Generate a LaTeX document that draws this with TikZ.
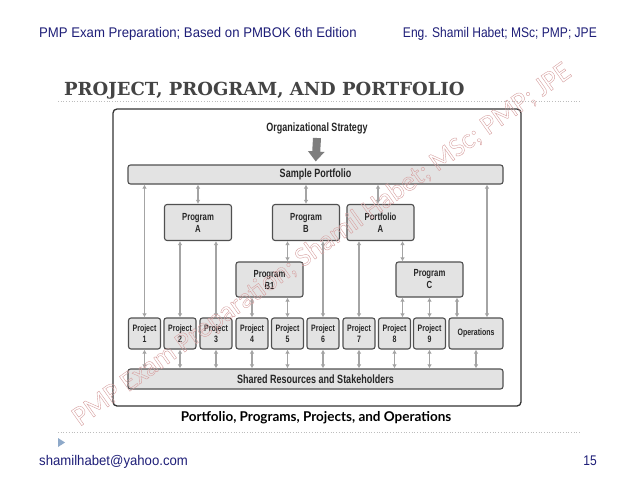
\documentclass[tikz,border=0pt]{standalone}
\usepackage{fontspec}
\usetikzlibrary{arrows.meta}
\setmainfont{Liberation Sans}
\newfontfamily\hdrfont[FakeStretch=0.86]{Liberation Sans}
\newfontfamily\hdrwidefont[FakeStretch=0.94]{Liberation Sans}
\newfontfamily\titlefont{DejaVu Serif}
\newfontfamily\boxfont[FakeStretch=0.75]{Liberation Sans}
\newfontfamily\capfont{Lato}
\newfontfamily\wmfont{Carlito}
\definecolor{hdrblue}{HTML}{1E1E78}
\definecolor{titlegray}{HTML}{444444}
\definecolor{boxfill}{HTML}{E3E3E3}
\definecolor{boxline}{HTML}{505050}
\definecolor{arrgray}{HTML}{A4A4A4}
\definecolor{fatgray}{HTML}{7E7E7E}
\definecolor{dotgray}{HTML}{BDBDBD}
\definecolor{tri}{HTML}{8EA9C9}
\definecolor{wmpink}{RGB}{215,160,160}
\begin{document}
\begin{tikzpicture}[x=1pt,y=-1pt,
  box/.style={draw=boxline, fill=boxfill, line width=1.1pt, rounded corners=2.5pt,
    inner sep=0pt, align=center, text=black!85, font=\boxfont\bfseries\fontsize{9.3}{10.5}\selectfont},
  bar/.style={box, minimum width=375pt, font=\boxfont\bfseries\fontsize{12}{13}\selectfont},
  prog/.style={box, minimum width=67pt, minimum height=36pt, font=\boxfont\bfseries\fontsize{10.3}{12}\selectfont},
  proj/.style={box, minimum width=32pt, minimum height=31pt},
  conn/.style={draw=arrgray, line width=1.4pt, {Latex[length=4pt,width=4.5pt]}-{Latex[length=4pt,width=4.5pt]}},
  hdr/.style={text=hdrblue, inner sep=0pt, font=\hdrfont\fontsize{14}{16}\selectfont},
  hdrw/.style={hdr, font=\hdrwidefont\fontsize{14}{16}\selectfont},
  dotline/.style={draw=dotgray, dotted, line width=0.7pt}]
\useasboundingbox[fill=white] (0,0) rectangle (638,493);

% header and footer
\node[hdrw, anchor=base west] (h1) at (39,37) {PMP Exam Preparation; Based on PMBOK 6th Edition};
\node[hdr, anchor=base east] (h2) at (597,37) {Eng. Shamil Habet; MSc; PMP; JPE};
\node[anchor=base west, inner sep=0pt, text=titlegray, font=\titlefont\bfseries\fontsize{18}{20}\selectfont] (title) at (64,95) {PROJECT, PROGRAM, AND PORTFOLIO};
\draw[dotline] (58,101) -- (580,101);
\draw[dotline] (58,432) -- (580,432);
\fill[tri] (58,438) -- (65,442.5) -- (58,447) -- cycle;
\node[hdrw, anchor=base west] (mail) at (39,465) {shamilhabet@yahoo.com};
\node[hdr, anchor=base east] (page) at (597,465) {15};

% frame
\draw[draw=black!80, line width=1.3pt, rounded corners=4pt] (113,109) rectangle (521,406);

% nodes
\node[inner sep=1pt, text=black!85, font=\boxfont\bfseries\fontsize{12}{13}\selectfont] (OS) at (317,128) {Organizational Strategy};
\node[bar, minimum height=19pt] (SP) at (315.5,174.5) {Sample Portfolio};
\node[bar, minimum height=20pt] (SR) at (315.5,379) {Shared Resources and Stakeholders};

\node[prog] (PA) at (198,222.5) {Program\\A};
\node[prog] (PB) at (306,222.5) {Program\\B};
\node[prog] (PF) at (380.5,222.5) {Portfolio\\A};
\node[prog, minimum height=35pt] (B1) at (269.5,279.5) {Program\\B1};
\node[prog, minimum height=35pt] (PC) at (429.5,279.5) {Program\\C};

\node[proj] (P1) at (144.5,333.5) {Project\\1};
\node[proj] (P2) at (180,333.5) {Project\\2};
\node[proj] (P3) at (216,333.5) {Project\\3};
\node[proj] (P4) at (252,333.5) {Project\\4};
\node[proj] (P5) at (287.5,333.5) {Project\\5};
\node[proj] (P6) at (323,333.5) {Project\\6};
\node[proj] (P7) at (359,333.5) {Project\\7};
\node[proj] (P8) at (394.5,333.5) {Project\\8};
\node[proj] (P9) at (429.5,333.5) {Project\\9};
\node[proj, minimum width=54pt] (OP) at (476,333.5) {Operations};

% fat arrow
\draw[draw=fatgray, line width=8pt, -{Triangle[length=10pt,width=16pt]}, shorten >=3pt]
  ([yshift=-10pt]OS.center) -- (SP.north);

% connectors
\coordinate (pf1) at ([xshift=-2.5pt]PF.north);
\coordinate (op1) at ([xshift=11pt]OP.north);
\coordinate (pc1) at ([xshift=-27pt]PC.north);
\coordinate (pc3) at ([xshift=27.5pt]PC.south);
\draw[conn] (SP.south -| P1) -- (P1.north);
\draw[conn] (SP.south -| PA) -- (PA.north);
\draw[conn] (SP.south -| PB) -- (PB.north);
\draw[conn] (SP.south -| pf1) -- (pf1);
\draw[conn] (SP.south -| op1) -- (op1);
\draw[conn] (PA.south -| P2) -- (P2.north);
\draw[conn] (PA.south -| P3) -- (P3.north);
\draw[conn] (PB.south -| P5) -- (B1.north -| P5);
\draw[conn] (PB.south -| P6) -- (P6.north);
\draw[conn] (PF.south -| P7) -- (P7.north);
\draw[conn] (PF.south -| pc1) -- (pc1);
\draw[conn] (B1.south -| P4) -- (P4.north);
\draw[conn] (B1.south -| P5) -- (P5.north);
\draw[conn] (PC.south -| pc1) -- (P8.north -| pc1);
\draw[conn] (PC.south -| P9) -- (P9.north);
\draw[conn] (pc3) -- (OP.north -| pc3);
\foreach \p in {P1,P2,P3,P4,P5,P6,P7,P8,P9,OP}
  \draw[conn] (\p.south) -- (SR.north -| \p);

% caption
\node[anchor=base, inner sep=0pt, font=\capfont\bfseries\fontsize{13.5}{15}\selectfont] (cap) at (316,421) {Portfolio, Programs, Projects, and Operations};

% watermark
\node[rotate=35.5, inner sep=0pt, text=wmpink, font=\wmfont\fontsize{28}{30}\selectfont] (wm) at (322,245)
  {\special{pdf:literal direct 1 Tr 0.4 w}PMP Exam Preparation; Shamil Habet; MSc; PMP; JPE\special{pdf:literal direct 0 Tr}};
\end{tikzpicture}
\end{document}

★ ★ ★ ★

EXERCISE AIM:
Reproduce every line of the material precisely, omitting its pictures.

OUTPUT FOR THIS TASK:
Generate a LaTeX document that draws this with TikZ.
\documentclass[tikz,border=0pt]{standalone}
\usepackage{fontspec}
\usetikzlibrary{arrows.meta}
\setmainfont{Liberation Sans}
\newfontfamily\hdrfont[FakeStretch=0.86]{Liberation Sans}
\newfontfamily\hdrwidefont[FakeStretch=0.94]{Liberation Sans}
\newfontfamily\titlefont{DejaVu Serif}
\newfontfamily\boxfont[FakeStretch=0.75]{Liberation Sans}
\newfontfamily\capfont{Lato}
\newfontfamily\wmfont{Carlito}
\definecolor{hdrblue}{HTML}{1E1E78}
\definecolor{titlegray}{HTML}{444444}
\definecolor{boxfill}{HTML}{E3E3E3}
\definecolor{boxline}{HTML}{505050}
\definecolor{arrgray}{HTML}{A4A4A4}
\definecolor{fatgray}{HTML}{7E7E7E}
\definecolor{dotgray}{HTML}{BDBDBD}
\definecolor{tri}{HTML}{8EA9C9}
\definecolor{wmpink}{RGB}{215,160,160}
\begin{document}
\begin{tikzpicture}[x=1pt,y=-1pt,
  box/.style={draw=boxline, fill=boxfill, line width=1.1pt, rounded corners=2.5pt,
    inner sep=0pt, align=center, text=black!85, font=\boxfont\bfseries\fontsize{9.3}{10.5}\selectfont},
  bar/.style={box, minimum width=375pt, font=\boxfont\bfseries\fontsize{12}{13}\selectfont},
  prog/.style={box, minimum width=67pt, minimum height=36pt, font=\boxfont\bfseries\fontsize{10.3}{12}\selectfont},
  proj/.style={box, minimum width=32pt, minimum height=31pt},
  conn/.style={draw=arrgray, line width=1.4pt, {Latex[length=4pt,width=4.5pt]}-{Latex[length=4pt,width=4.5pt]}},
  hdr/.style={text=hdrblue, inner sep=0pt, font=\hdrfont\fontsize{14}{16}\selectfont},
  hdrw/.style={hdr, font=\hdrwidefont\fontsize{14}{16}\selectfont},
  dotline/.style={draw=dotgray, dotted, line width=0.7pt}]
\useasboundingbox[fill=white] (0,0) rectangle (638,493);

% header and footer
\node[hdrw, anchor=base west] (h1) at (39,37) {PMP Exam Preparation; Based on PMBOK 6th Edition};
\node[hdr, anchor=base east] (h2) at (597,37) {Eng. Shamil Habet; MSc; PMP; JPE};
\node[anchor=base west, inner sep=0pt, text=titlegray, font=\titlefont\bfseries\fontsize{18}{20}\selectfont] (title) at (64,95) {PROJECT, PROGRAM, AND PORTFOLIO};
\draw[dotline] (58,101) -- (580,101);
\draw[dotline] (58,432) -- (580,432);
\fill[tri] (58,438) -- (65,442.5) -- (58,447) -- cycle;
\node[hdrw, anchor=base west] (mail) at (39,465) {shamilhabet@yahoo.com};
\node[hdr, anchor=base east] (page) at (597,465) {15};

% frame
\draw[draw=black!80, line width=1.3pt, rounded corners=4pt] (113,109) rectangle (521,406);

% nodes
\node[inner sep=1pt, text=black!85, font=\boxfont\bfseries\fontsize{12}{13}\selectfont] (OS) at (317,128) {Organizational Strategy};
\node[bar, minimum height=19pt] (SP) at (315.5,174.5) {Sample Portfolio};
\node[bar, minimum height=20pt] (SR) at (315.5,379) {Shared Resources and Stakeholders};

\node[prog] (PA) at (198,222.5) {Program\\A};
\node[prog] (PB) at (306,222.5) {Program\\B};
\node[prog] (PF) at (380.5,222.5) {Portfolio\\A};
\node[prog, minimum height=35pt] (B1) at (269.5,279.5) {Program\\B1};
\node[prog, minimum height=35pt] (PC) at (429.5,279.5) {Program\\C};

\node[proj] (P1) at (144.5,333.5) {Project\\1};
\node[proj] (P2) at (180,333.5) {Project\\2};
\node[proj] (P3) at (216,333.5) {Project\\3};
\node[proj] (P4) at (252,333.5) {Project\\4};
\node[proj] (P5) at (287.5,333.5) {Project\\5};
\node[proj] (P6) at (323,333.5) {Project\\6};
\node[proj] (P7) at (359,333.5) {Project\\7};
\node[proj] (P8) at (394.5,333.5) {Project\\8};
\node[proj] (P9) at (429.5,333.5) {Project\\9};
\node[proj, minimum width=54pt] (OP) at (476,333.5) {Operations};

% fat arrow
\draw[draw=fatgray, line width=8pt, -{Triangle[length=10pt,width=16pt]}, shorten >=3pt]
  ([yshift=-10pt]OS.center) -- (SP.north);

% connectors
\coordinate (pf1) at ([xshift=-2.5pt]PF.north);
\coordinate (op1) at ([xshift=11pt]OP.north);
\coordinate (pc1) at ([xshift=-27pt]PC.north);
\coordinate (pc3) at ([xshift=27.5pt]PC.south);
\draw[conn] (SP.south -| P1) -- (P1.north);
\draw[conn] (SP.south -| PA) -- (PA.north);
\draw[conn] (SP.south -| PB) -- (PB.north);
\draw[conn] (SP.south -| pf1) -- (pf1);
\draw[conn] (SP.south -| op1) -- (op1);
\draw[conn] (PA.south -| P2) -- (P2.north);
\draw[conn] (PA.south -| P3) -- (P3.north);
\draw[conn] (PB.south -| P5) -- (B1.north -| P5);
\draw[conn] (PB.south -| P6) -- (P6.north);
\draw[conn] (PF.south -| P7) -- (P7.north);
\draw[conn] (PF.south -| pc1) -- (pc1);
\draw[conn] (B1.south -| P4) -- (P4.north);
\draw[conn] (B1.south -| P5) -- (P5.north);
\draw[conn] (PC.south -| pc1) -- (P8.north -| pc1);
\draw[conn] (PC.south -| P9) -- (P9.north);
\draw[conn] (pc3) -- (OP.north -| pc3);
\foreach \p in {P1,P2,P3,P4,P5,P6,P7,P8,P9,OP}
  \draw[conn] (\p.south) -- (SR.north -| \p);

% caption
\node[anchor=base, inner sep=0pt, font=\capfont\bfseries\fontsize{13.5}{15}\selectfont] (cap) at (316,421) {Portfolio, Programs, Projects, and Operations};

% watermark
\node[rotate=35.5, inner sep=0pt, text=wmpink, font=\wmfont\fontsize{28}{30}\selectfont] (wm) at (322,245)
  {\special{pdf:literal direct 1 Tr 0.4 w}PMP Exam Preparation; Shamil Habet; MSc; PMP; JPE\special{pdf:literal direct 0 Tr}};
\end{tikzpicture}
\end{document}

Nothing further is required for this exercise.